Unterfinanzierung des Bundesverkehrswegeplans und die Waigel-Rekordschulden in Höhe von 1,5 Billionen DM beim Regierungswechsel im Bund sprechen eine deutliche Sprache. Das sind auch Ihre Schulden, die Sie uns hinterlassen haben. Helfen Sie lieber mit, den Karren aus dem Dreck zu ziehen, bevor Sie falsch angelegte Privatisierungsvorschläge einbringen.

Lassen Sie mich noch einen anderen Aspekt ansprechen, der vordergründig mit Erfolgskontrolle aber auch mit politischer Tragweite zu tun hat. Wie hält es die Staatsregierung eigentlich mit der Ziel- und Erfolgskontrolle bei ihrer Förderpolitik?

(Frau Kellner (BÜNDNIS 90/DIE GRÜNEN): Fehlanzeige!)

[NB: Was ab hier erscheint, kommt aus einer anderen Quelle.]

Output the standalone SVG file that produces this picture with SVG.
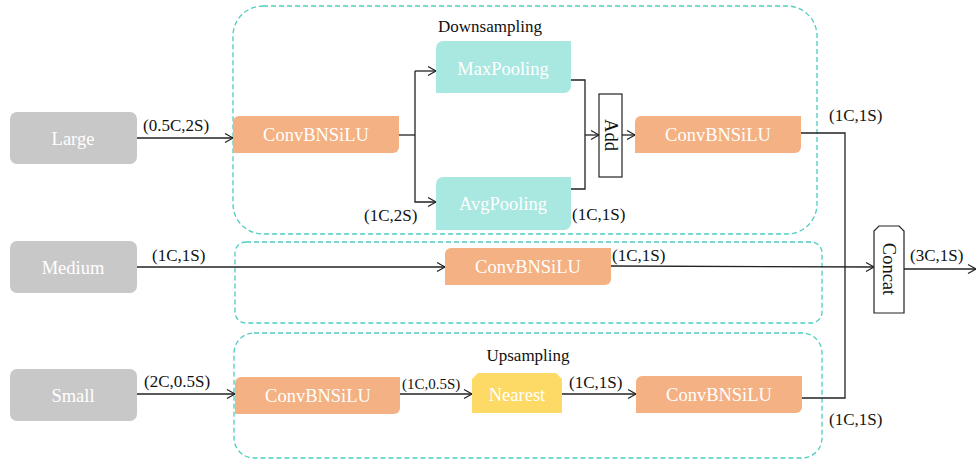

Sehr richtig, Frau Kollegin Kellner. Fehlanzeige. Ich möchte es jedoch nicht so kurz machen, sondern ein paar Beispiele nennen. Seit 1990 wurden Zuschüsse in Höhe von 250 Millionen DM zur Förderung nachwachsender Rohstoffe ausgereicht. Der Einsatz der Mittel hat jedoch, zumindest bei den geprüften Fällen, sein Ziel überwiegend verfehlt.

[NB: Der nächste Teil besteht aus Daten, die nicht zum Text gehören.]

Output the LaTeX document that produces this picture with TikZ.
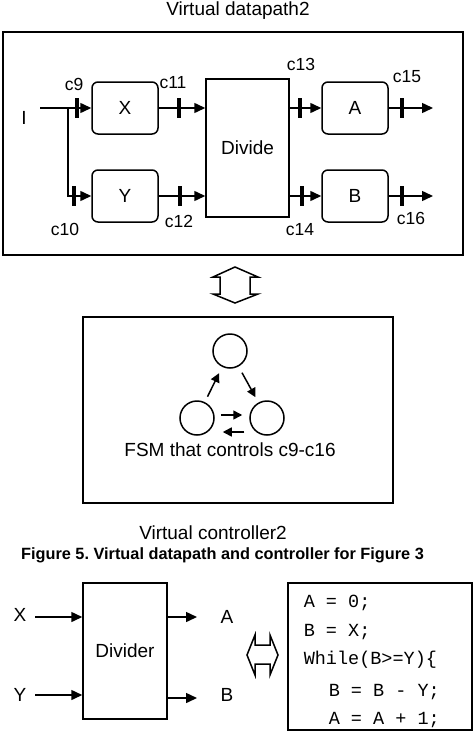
\documentclass[tikz,border=0pt]{standalone}
\usepackage{fontspec}
\setmainfont{Liberation Sans}
\setmonofont{Liberation Mono}
\usetikzlibrary{arrows.meta}
\frenchspacing

\begin{document}
\begin{tikzpicture}
        [x=1pt,y=-1pt,line width=1.5pt,
         every node/.style={font=\fontsize{19}{21}\selectfont,inner sep=0pt},
         reg/.style={draw,rounded corners=6pt,minimum width=66pt,minimum height=52pt},
         blk/.style={draw},
         bar/.style={fill=black,minimum width=4pt,minimum height=20pt},
         sig/.style={-{Triangle[length=11pt,width=10pt]}},
         fsm/.style={-{Triangle[length=9pt,width=9pt]}},
         st/.style={draw,circle,minimum size=34pt},
         lbl/.style={font=\fontsize{17.5}{19}\selectfont},
         code/.style={anchor=west,font=\ttfamily\fontsize{18.5}{20}\selectfont}]
        \useasboundingbox (0,0) rectangle (474,731);

        % virtual datapath
        \node (dptitle) at (238,11) {Virtual datapath2};
        \node[blk,line width=2pt,minimum width=460pt,minimum height=223pt] (dp) at (233,143.5) {};
        \node (I) at (24,118) {I};
        \node[reg] (X) at (125,108) {X};
        \node[reg] (Y) at (125,196) {Y};
        \node[blk,minimum width=83pt,minimum height=138pt] (div) at (247.5,148) {Divide};
        \node[reg] (A) at (355,108) {A};
        \node[reg] (B) at (355,196) {B};
        \coordinate (in) at (40,108);
        \coordinate (fork) at (68,108);
        \coordinate (outA) at (433,108);
        \coordinate (outB) at (433,196);

        \draw (in) -- (fork);
        \draw[sig] (fork) -- (X);
        \draw[sig] (fork) |- (Y);
        \draw[sig] (X) -- (X -| div.west);
        \draw[sig] (Y) -- (Y -| div.west);
        \draw[sig] (A -| div.east) -- (A);
        \draw[sig] (B -| div.east) -- (B);
        \draw[sig] (A) -- (outA);
        \draw[sig] (B) -- (outB);

        \node[bar] (bar9) at (77,108) {};
        \node[bar] (bar10) at (74,196) {};
        \node[bar] (bar11) at (179,108) {};
        \node[bar] (bar12) at (180,196) {};
        \node[bar] (bar13) at (300,108) {};
        \node[bar] (bar14) at (302,196) {};
        \node[bar] (bar15) at (402,108) {};
        \node[bar] (bar16) at (402,196) {};
        \node[lbl] (lab9) at (74,84) {c9};
        \node[lbl] (lab10) at (65,229) {c10};
        \node[lbl] (lab11) at (173,83) {c11};
        \node[lbl] (lab12) at (179,221) {c12};
        \node[lbl] (lab13) at (301,64) {c13};
        \node[lbl] (lab14) at (300,230) {c14};
        \node[lbl] (lab15) at (407,77) {c15};
        \node[lbl] (lab16) at (411,218) {c16};

        % hollow arrow between datapath and controller
        \draw (235,267) -- (258,277) -- (250,277) -- (250,294) -- (258,294) -- (235,303)
              -- (213,294) -- (220,294) -- (220,277) -- (213,277) -- cycle;

        % virtual controller
        \node[blk,minimum width=310pt,minimum height=186pt] (ctl) at (238,410) {};
        \node[st] (s1) at (230,351) {};
        \node[st] (s2) at (197,418) {};
        \node[st] (s3) at (267,418) {};
        \draw[fsm,shorten <=6pt,shorten >=7pt] (s2) -- (s1);
        \draw[fsm,shorten <=7pt,shorten >=6pt] (s1) -- (s3);
        \draw[fsm] ([xshift=6pt,yshift=3pt]s2.east) -- ([xshift=-7pt,yshift=3pt]s3.west);
        \draw[fsm] ([xshift=-5pt,yshift=-14pt]s3.west) -- ([xshift=8pt,yshift=-14pt]s2.east);
        \node (fsmtxt) at (230,450) {FSM that controls c9-c16};
        \node (ctltitle) at (213,533) {Virtual controller2};

        \node[font=\bfseries\fontsize{16.3}{18}\selectfont] (cap) at (222.5,555)
            {Figure 5. Virtual datapath and controller for Figure 3};

        % divider and its program
        \node[blk,minimum width=84pt,minimum height=136pt] (dvd) at (125,651) {Divider};
        \node (xin) at (20,615) {X};
        \node (yin) at (20,695) {Y};
        \node (aq) at (227,617) {A};
        \node (bq) at (227,695) {B};
        \coordinate (xsrc) at (35,617);
        \coordinate (ysrc) at (35,695);
        \coordinate (aout) at (197,617);
        \coordinate (bout) at (197,698);
        \draw[sig] (xsrc) -- (xsrc -| dvd.west);
        \draw[sig] (ysrc) -- (ysrc -| dvd.west);
        \draw[sig] (aout -| dvd.east) -- (aout);
        \draw[sig] (bout -| dvd.east) -- (bout);

        \draw (247,655) -- (255,635) -- (255,645) -- (270,645) -- (270,635) -- (278,655)
              -- (270,675) -- (270,664) -- (255,664) -- (255,675) -- cycle;

        \node[blk,line width=2.5pt,minimum width=184pt,minimum height=147pt] (prog) at (380,656.5) {};
        \node[code] (l1) at (303,603) {A = 0;};
        \node[code] (l2) at (303,632) {B = X;};
        \node[code] (l3) at (303,660) {While(B>=Y)\{};
        \node[code] (l4) at (328,692) {B = B - Y;};
        \node[code] (l5) at (328,720) {A = A + 1;};
    
    \end{tikzpicture}
\end{document}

Ein weiteres Beispiel: Die LfA fördert ein neu gegründetes Unternehmen, bei dem angeblich 18 neue Arbeitsplätze geschaffen werden. Tatsächlich geschah folgendes: Ein bestehendes Unternehmen gründete eine Tochtergesellschaft, baute beim bestehenden Unternehmen 20 Arbeitsplätze ab und hat dafür Fördermittel erhalten. Per saldo nenne ich das ein Konzept zum Arbeitsplatzabbau mit staatlicher Förderung.

Ein weiteres Beispiel: Der Freistaat fördert seit Jahren den Ankauf ökologisch wertvoller Grundstücke mit durchschnittlich vier Millionen DM im Jahr. Das ist begrüßenswert. Bei einem Drittel der überprüften 163 Fälle förderte der Staat den Ankauf der Flächen, die Düngung und die landwirtschaftliche Nutzung wurden jedoch weitergeführt. Erfolgskontrolle? Fehlanzeige. Auch hier handelt es sich um ein Förderprogramm, welches in hohem Masse missbraucht und als Abkassiermodell benutzt wird.

Ich muss auch von mangelnder Selbstkontrolle sprechen, wenn im Finanzministerium über viele Jahre hinweg bei der Festsetzung von Erbschaft- und Schenkungsteuer mindestens 500 Millionen DM nicht rechtzeitig eingetrieben wurden.

(Staatsminister Prof. Dr. Faltlhauser (Finanzministe- rium): Das ist erledigt!)

Wenn es jetzt erledigt ist, war es zumindest so, da es der ORH sonst nicht festgestellt hätte. Ich möchte Ihnen die Konsequenzen dieser laxen Eintreibung vorrechnen. Der Bearbeitungsrückstand beträgt, wie dies vom ORH moniert wurde, sieben Monate. Das bedeutet einen Zinsverlust von 17,5 Millionen DM. Wenn Sie diese Nachlässigkeit über die gesamten Neunzigerjahre hinweg geduldet haben, lässt sich daraus ein Zinsverlust oder Einnahmeausfall von über 100 Millionen DM ableiten.

Das nennen Sie „Schmarren“. Ich sage, wenn dem Freistaat 100 Millionen DM fehlen, dann handelt es sich um entgangene Einnahmen. Darum müssen Sie sich kümmern. Sie können hier nicht argumentieren, das sei „Schmarren“.